With https://github.com/intel/intel-xpu-backend-for-triton/pull/356, a number of DPAS test cases pass with @llvm.genx.GenISA.sub.group.dpas.v8i32.v8i32.v4i32.v8i32 on PVC. Is using @llvm.genx.GenISA.sub.group.dpas.v8i32.v8i32.v4i32.v8i32 on PVC undefined behavior? If it is undefined behavior, then we need to change to lower to @llvm.genx.GenISA.sub.group.dpas.v8i32.v8i32.v8i16.v8i32, and improve the code generation in a different way, e.g., have more control of IGC vectorization optimization. Or can IGC be changed to allow v4i32 type for operand A on PVC?

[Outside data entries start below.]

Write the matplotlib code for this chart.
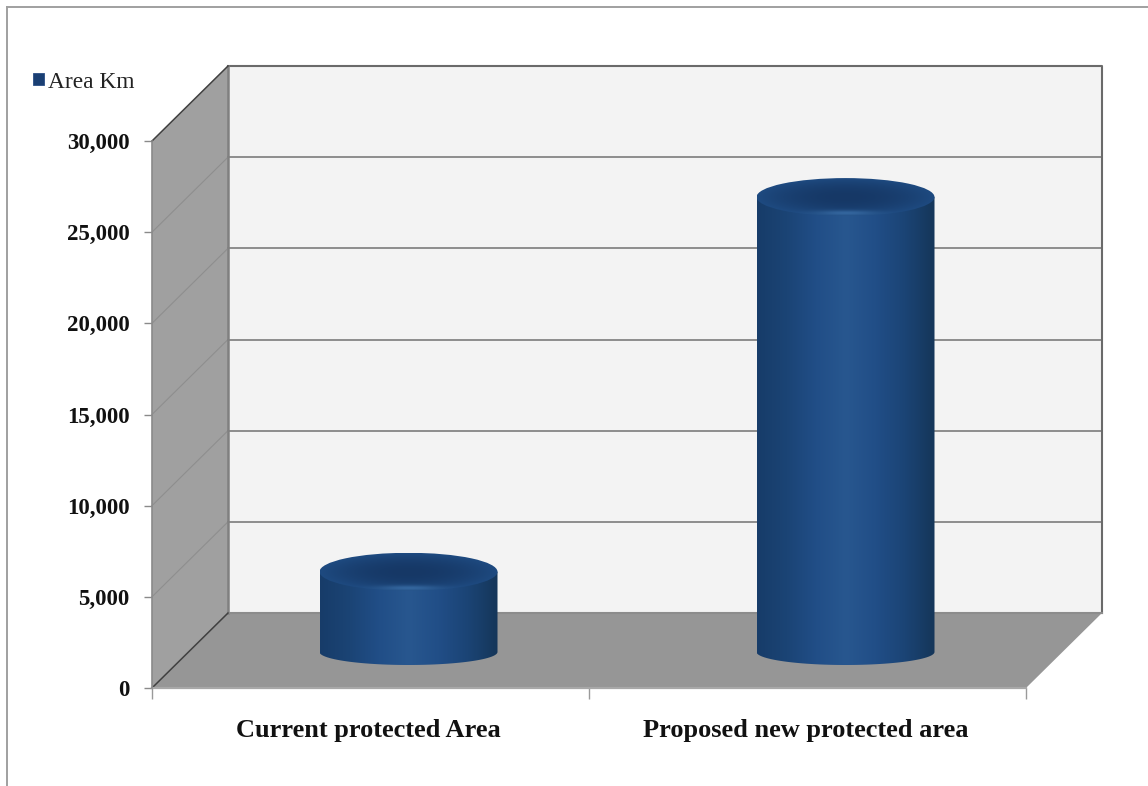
import numpy as np
import matplotlib
matplotlib.use("Agg")
import matplotlib.pyplot as plt
from matplotlib.patches import Ellipse, Polygon, PathPatch, Rectangle
from matplotlib.path import Path
from matplotlib.colors import LinearSegmentedColormap
from matplotlib.ticker import FuncFormatter

categories = ["Current protected Area", "Proposed new protected area"]
area_km = [4400, 24950]
y_ticks = [0, 5000, 10000, 15000, 20000, 25000, 30000]
series_name = "Area Km"

W, H = 1148, 786
plt.rcParams["font.family"] = ["Liberation Serif", "DejaVu Serif"]
plt.rcParams["font.weight"] = "bold"

fig = plt.figure(figsize=(W / 100, H / 100), dpi=100)

# front plane of the fake 3D box, in pixels
left, right, bottom, top = 152, 1026, 688, 141
ax = fig.add_axes([left / W, 1 - bottom / H, (right - left) / W, (bottom - top) / H])
ax.patch.set_visible(False)

# depth offset of the back wall, in data units
dx = 76 / (right - left) * 2
dy = 75 / (bottom - top) * 30000
ymax = y_ticks[-1]

ax.add_patch(Polygon([(dx, dy), (2 + dx, dy), (2 + dx, ymax + dy), (dx, ymax + dy)],
                     fc="#f3f3f3", ec="none", clip_on=False, zorder=1))
ax.add_patch(Polygon([(0, 0), (dx, dy), (dx, ymax + dy), (0, ymax)],
                     fc="#a0a0a0", ec="none", clip_on=False, zorder=1))
ax.add_patch(Polygon([(0, 0), (2, 0), (2 + dx, dy), (dx, dy)],
                     fc="#969696", ec="none", clip_on=False, zorder=1))

# grid lines run along the side wall and across the back wall
for t in y_ticks[1:-1]:
    ax.plot([dx, 2 + dx], [t + dy, t + dy], color="#858585", lw=1.3, clip_on=False, zorder=2)
    ax.plot([0, dx], [t, t + dy], color="#8e8e8e", lw=0.8, clip_on=False, zorder=2)

# box edges
ax.plot([dx, 2 + dx, 2 + dx], [ymax + dy, ymax + dy, dy], color="#6a6a6a", lw=1.5, clip_on=False, zorder=2)
ax.plot([dx, dx], [dy, ymax + dy], color="#808080", lw=1.8, clip_on=False, zorder=2)
ax.plot([dx, 2 + dx], [dy, dy], color="#8c8c8c", lw=1.5, clip_on=False, zorder=2)
ax.plot([0, dx], [ymax, ymax + dy], color="#404040", lw=1.1, clip_on=False, zorder=2)
ax.plot([0, dx], [0, dy], color="#404040", lw=1.1, clip_on=False, zorder=2)
ax.plot([0, 2], [0, 0], color="#a8a8a8", lw=1.6, clip_on=False, zorder=2)
ax.plot([0, 0], [0, ymax], color="#8a8a8a", lw=1.2, clip_on=False, zorder=2)

side_cmap = LinearSegmentedColormap.from_list(
    "side", ["#173c69", "#1b4475", "#214e87", "#28578f", "#214e87", "#1b4475", "#153659"])

bar_w = 178 / (right - left) * 2
base_y = 36 / (bottom - top) * 30000
cap_h = 38 / (bottom - top) * 30000
foot_h = 26 / (bottom - top) * 30000
shade = np.linspace(0, 1, 256)

# cap shading: dark in the middle, lighter to the rim, with a soft glint on the front lip
u, v = np.meshgrid(np.linspace(-1, 1, 300), np.linspace(-1, 1, 120))
rim = np.clip(u ** 2 + v ** 2, 0, 1)[..., None]
glint = np.exp(-(u / 0.35) ** 2 - ((v - 0.85) / 0.14) ** 2)[..., None]
cap_rgb = (np.array([0x16, 0x38, 0x66]) * (1 - rim) + np.array([0x1e, 0x4a, 0x80]) * rim) / 255
cap_rgb = cap_rgb + glint * (np.array([0x34, 0x66, 0x9e]) / 255 - cap_rgb)

for i, value in enumerate(area_km):
    cx = i + 0.5 + dx / 2
    x0, x1 = cx - bar_w / 2, cx + bar_w / 2
    y0, y1 = base_y, base_y + value

    # body: rectangle with a rounded foot, filled by a horizontal gradient
    t = np.linspace(np.pi, 2 * np.pi, 60)
    foot = np.column_stack([cx + bar_w / 2 * np.cos(t), y0 + foot_h / 2 * np.sin(t)])
    outline = np.vstack([[(x0, y1)], foot, [(x1, y1)], [(x0, y1)]])
    body = PathPatch(Path(outline), fc="none", ec="none")
    ax.add_patch(body)
    im = ax.imshow(shade[None, :], cmap=side_cmap, aspect="auto", zorder=3,
                   extent=[x0, x1, y0 - foot_h, y1])
    im.set_clip_path(body)

    cap = Ellipse((cx, y1), bar_w, cap_h, fc="none", ec="none")
    ax.add_patch(cap)
    im = ax.imshow(cap_rgb, aspect="auto", zorder=4, origin="upper",
                   extent=[x0, x1, y1 - cap_h / 2, y1 + cap_h / 2])
    im.set_clip_path(cap)

ax.set_xlim(0, 2)
ax.set_ylim(0, 30000)

for s in ax.spines.values():
    s.set_visible(False)
ax.set_yticks(y_ticks)
ax.yaxis.set_major_formatter(FuncFormatter(lambda v, _: f"{int(v):,}"))
ax.tick_params(axis="y", length=6, width=1, color="#8a8a8a", labelsize=16.5, labelcolor="#111111", pad=10)
ax.set_xticks([0, 1, 2], labels=["", "", ""])
ax.tick_params(axis="x", which="major", length=8, width=1, color="#9a9a9a")
ax.set_xticks([0.495, 1.495], labels=categories, minor=True)
ax.tick_params(axis="x", which="minor", length=0, pad=22.5, labelsize=19, labelcolor="#111111")

# legend swatch and label
fig.patches.append(Rectangle((33 / W, 1 - 85 / H), 11 / W, 12 / H, transform=fig.transFigure,
                             fc="#1a3f73", ec="#2a4f86", lw=0.6))
fig.text(48 / W, 1 - 82.5 / H, series_name, fontsize=16.8, va="center", ha="left",
         color="#222222", fontweight="normal")

# outer chart frame, open on the right and at the bottom
frame = dict(color="#a0a0a0", lw=1.4, transform=fig.transFigure)
fig.add_artist(plt.Line2D([7 / W, 7 / W], [1 - 7 / H, 0], **frame))
fig.add_artist(plt.Line2D([7 / W, 1], [1 - 7 / H, 1 - 7 / H], **frame))

fig.savefig("out.png", dpi=100)
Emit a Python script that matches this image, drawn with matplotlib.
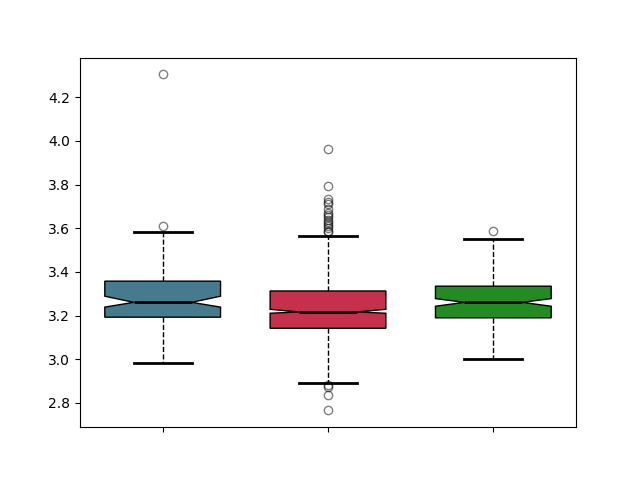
import matplotlib
matplotlib.use("Agg")
import matplotlib.pyplot as plt

labels = ["A", "B", "C"]
medians = [3.261, 3.217, 3.261]
q1 = [3.193, 3.142, 3.190]
q3 = [3.358, 3.313, 3.335]
whislo = [2.982, 2.893, 3.000]
whishi = [3.583, 3.567, 3.553]
cilo = [3.239, 3.211, 3.243]
cihi = [3.289, 3.229, 3.278]
fliers = [
    [3.610, 4.305],
    [3.963, 3.795, 3.735, 3.72, 3.71, 3.69, 3.67, 3.66, 3.65, 3.64, 3.63,
     3.62, 3.61, 3.60, 3.59, 3.585, 2.881, 2.875, 2.835, 2.766],
    [3.589],
]
colors = ["#457b8d", "#c5304a", "#228b22"]

stats = []
for i in range(len(labels)):
    stats.append(dict(med=medians[i], q1=q1[i], q3=q3[i], whislo=whislo[i],
                      whishi=whishi[i], cilo=cilo[i], cihi=cihi[i],
                      fliers=fliers[i], label=""))

fig, ax = plt.subplots(figsize=(6.4, 4.8), dpi=100)
bp = ax.bxp(stats, positions=[1, 2, 3], widths=0.7, shownotches=True,
            patch_artist=True,
            boxprops=dict(edgecolor="black", linewidth=1),
            whiskerprops=dict(linestyle="--", color="black", linewidth=1),
            capprops=dict(color="black", linewidth=2),
            medianprops=dict(color="black", linewidth=2),
            flierprops=dict(marker="o", markerfacecolor="none",
                            markeredgecolor="black", alpha=0.5, markersize=6))
for patch, c in zip(bp["boxes"], colors):
    patch.set_facecolor(c)
ax.set_xticks([1, 2, 3])
ax.set_xticklabels(["", "", ""])
ax.set_xlim(0.5, 3.5)
fig.savefig("out.png", dpi=100)
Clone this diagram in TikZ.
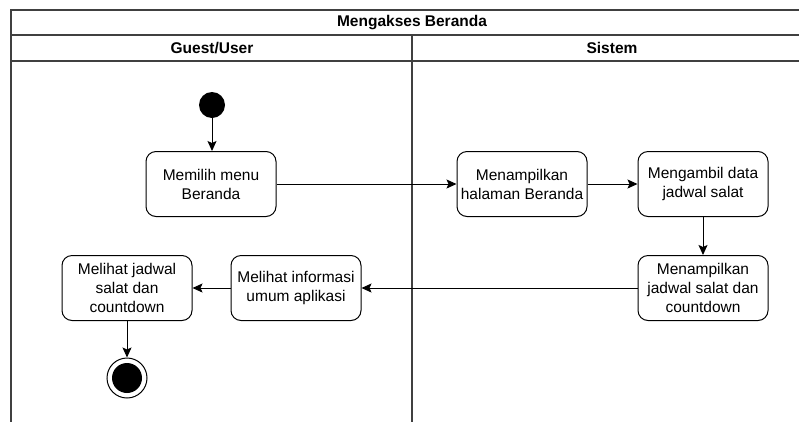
\documentclass[tikz,border=0pt]{standalone}
\usepackage{fontspec}
\setmainfont{Liberation Sans}
\usetikzlibrary{arrows.meta}
\begin{document}
\begin{tikzpicture}[x=1pt,y=-1pt,
  lane/.style={draw=black!75,line width=1.4pt},
  act/.style={draw=black,line width=1pt,rounded corners=10pt,minimum width=130pt,
    minimum height=65pt,align=center,inner sep=2pt,
    font=\fontsize{15.5}{19}\selectfont},
  flow/.style={draw=black,line width=1pt,-{Stealth[length=10pt,width=9pt,inset=2pt]}},
  hdr/.style={font=\fontsize{15.5}{19}\selectfont\bfseries}]
\useasboundingbox (0,0) rectangle (799,421);
\begin{scope}
\clip (0,0) rectangle (799,421);
% swimlane frame
\draw[lane] (11,440) -- (11,10) -- (830,10);
\draw[lane] (11,35) -- (830,35);
\draw[lane] (11,61) -- (830,61);
\draw[lane] (412,35) -- (412,440);
\end{scope}
\node[hdr] (title) at (412,23) {Mengakses Beranda};
\node[hdr] (lane1) at (212,48) {Guest/User};
\node[hdr] (lane2) at (612,48) {Sistem};
% activities
\node[circle,fill=black,minimum size=26pt,inner sep=0pt] (start) at (212,105) {};
\node[act] (a1) at (211,184) {Memilih menu\\Beranda};
\node[act] (a2) at (522,184) {Menampilkan\\halaman Beranda};
\node[act] (a3) at (703,184) {Mengambil data\\jadwal salat};
\node[act] (a4) at (703,288) {Menampilkan\\jadwal salat dan\\countdown};
\node[act] (a5) at (296,288) {Melihat informasi\\umum aplikasi};
\node[act] (a6) at (127,288) {Melihat jadwal\\salat dan\\countdown};
\node[circle,draw=black,line width=1pt,fill=white,minimum size=40pt,inner sep=0pt] (end) at (127,378) {};
\node[circle,fill=black,minimum size=30pt,inner sep=0pt] (endin) at (end) {};
% transitions
\draw[flow] (start) -- (start |- a1.north);
\draw[flow] (a1) -- (a2);
\draw[flow] (a2) -- (a3);
\draw[flow] (a3) -- (a4);
\draw[flow] (a4) -- (a5);
\draw[flow] (a5) -- (a6);
\draw[flow] (a6) -- (end);
\end{tikzpicture}
\end{document}
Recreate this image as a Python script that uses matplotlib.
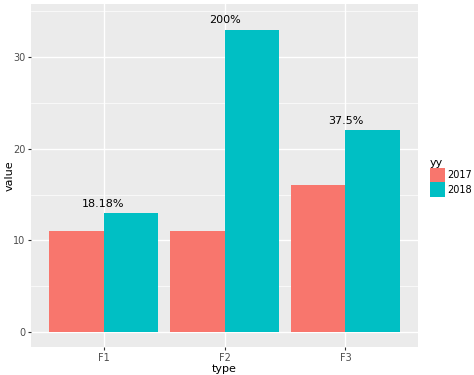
import matplotlib
matplotlib.use("Agg")
import matplotlib.pyplot as plt
import numpy as np
from matplotlib.ticker import MultipleLocator

types = ["F1", "F2", "F3"]
years = ["2017", "2018"]
v2017 = [11, 11, 16]
v2018 = [13, 33, 22]
pct = ["18.18%", "200%", "37.5%"]

colors = {"2017": "#F8766D", "2018": "#00BFC4"}

fig = plt.figure(figsize=(4.74, 3.75), dpi=100)
ax = fig.add_axes([31 / 474, 28 / 375, 387 / 474, 343 / 375])
ax.set_facecolor("#EBEBEB")

x = np.arange(1, len(types) + 1)
w = 0.45
b1 = ax.bar(x - w / 2, v2017, width=w, color=colors["2017"], label="2017", zorder=3)
b2 = ax.bar(x + w / 2, v2018, width=w, color=colors["2018"], label="2018", zorder=3)

for xi, v, t in zip(x, v2018, pct):
    ax.annotate(t, (xi, v), xytext=(0, 3), textcoords="offset points",
                ha="center", va="bottom", fontsize=8, color="black", zorder=4)

ax.set_xlim(0.4, 3.6)
ax.set_ylim(-1.65, 35.8)
ax.set_xticks(x)
ax.set_xticklabels(types)
ax.yaxis.set_major_locator(MultipleLocator(10))
ax.yaxis.set_minor_locator(MultipleLocator(5))

ax.grid(which="major", color="white", linewidth=1.0, zorder=0)
ax.grid(which="minor", axis="y", color="white", linewidth=0.5, zorder=0)
ax.set_axisbelow(True)
for s in ax.spines.values():
    s.set_visible(False)

ax.tick_params(which="major", length=2.5, width=0.8, color="#333333",
               labelsize=7, labelcolor="#4D4D4D", pad=1.5)
ax.tick_params(which="minor", length=0)
ax.set_xlabel("type", fontsize=8)
ax.set_ylabel("value", fontsize=8)
ax.xaxis.set_label_coords(0.5, -(369 - 347) / 343, transform=ax.transAxes)
ax.yaxis.set_label_coords(-(31 - 10) / 387, 0.5, transform=ax.transAxes)
ax.xaxis.label.set_va("center")
ax.yaxis.label.set_va("center")

leg = fig.legend(handles=[b1, b2], labels=years, title="yy",
                 loc="upper left", bbox_to_anchor=(430 / 474, 1 - 158 / 375),
                 frameon=False, fontsize=7, title_fontsize=8,
                 handlelength=1.5, handleheight=1.9, handletextpad=0.3,
                 labelspacing=0.0, borderaxespad=0, borderpad=0)
leg._legend_box.align = "left"

fig.savefig("out.png", dpi=100)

pengtu commented 8 months ago

The @llvm.genx.GenISA.sub.group.dpas.v8i32.v8i32.v8i16.v8i32 requires a register layout to pack 2 columns of operand 'a' into a i16 short in each SIMD lane. With a SIMD execution width of 16, the number of elements to pack into 1 SIMD lane = 32/16 = 2. The @llvm.genx.GenISA.sub.group.dpas.v8i32.v8i32.v4i32.v8i32 requires a register layout to pack 4 columns of operand 'a' into a i32, which only works with SIMD 8 since the number of elements to pack into a SIMD lane = 32/8 = 4.

The @llvm.genx.GenISA.sub.group.dpas.v8i32.v8i32.v4i32.v8i32 may happen to work on ATS under SIMD16 since ATS have a dpas.w instruction, which pairs two EUs to perform a SIMD 16 dpas. However, the layout is different from PVC's native SIMD16. With dpas.w, the first EU will operates on the first 32 columns of 'a' and the second EU on the last 32 columns of 'a', each SIMD lane still packs 4 columns of 'a' instead of PVC's 2.

Triton for Intel GPU will need to support two different DPAS layout versions for ATS and PVC.

whitneywhtsang commented 6 months ago

Created https://github.com/intel/intel-xpu-backend-for-triton/issues/842 to track using OCL builtin for tf32 dpas.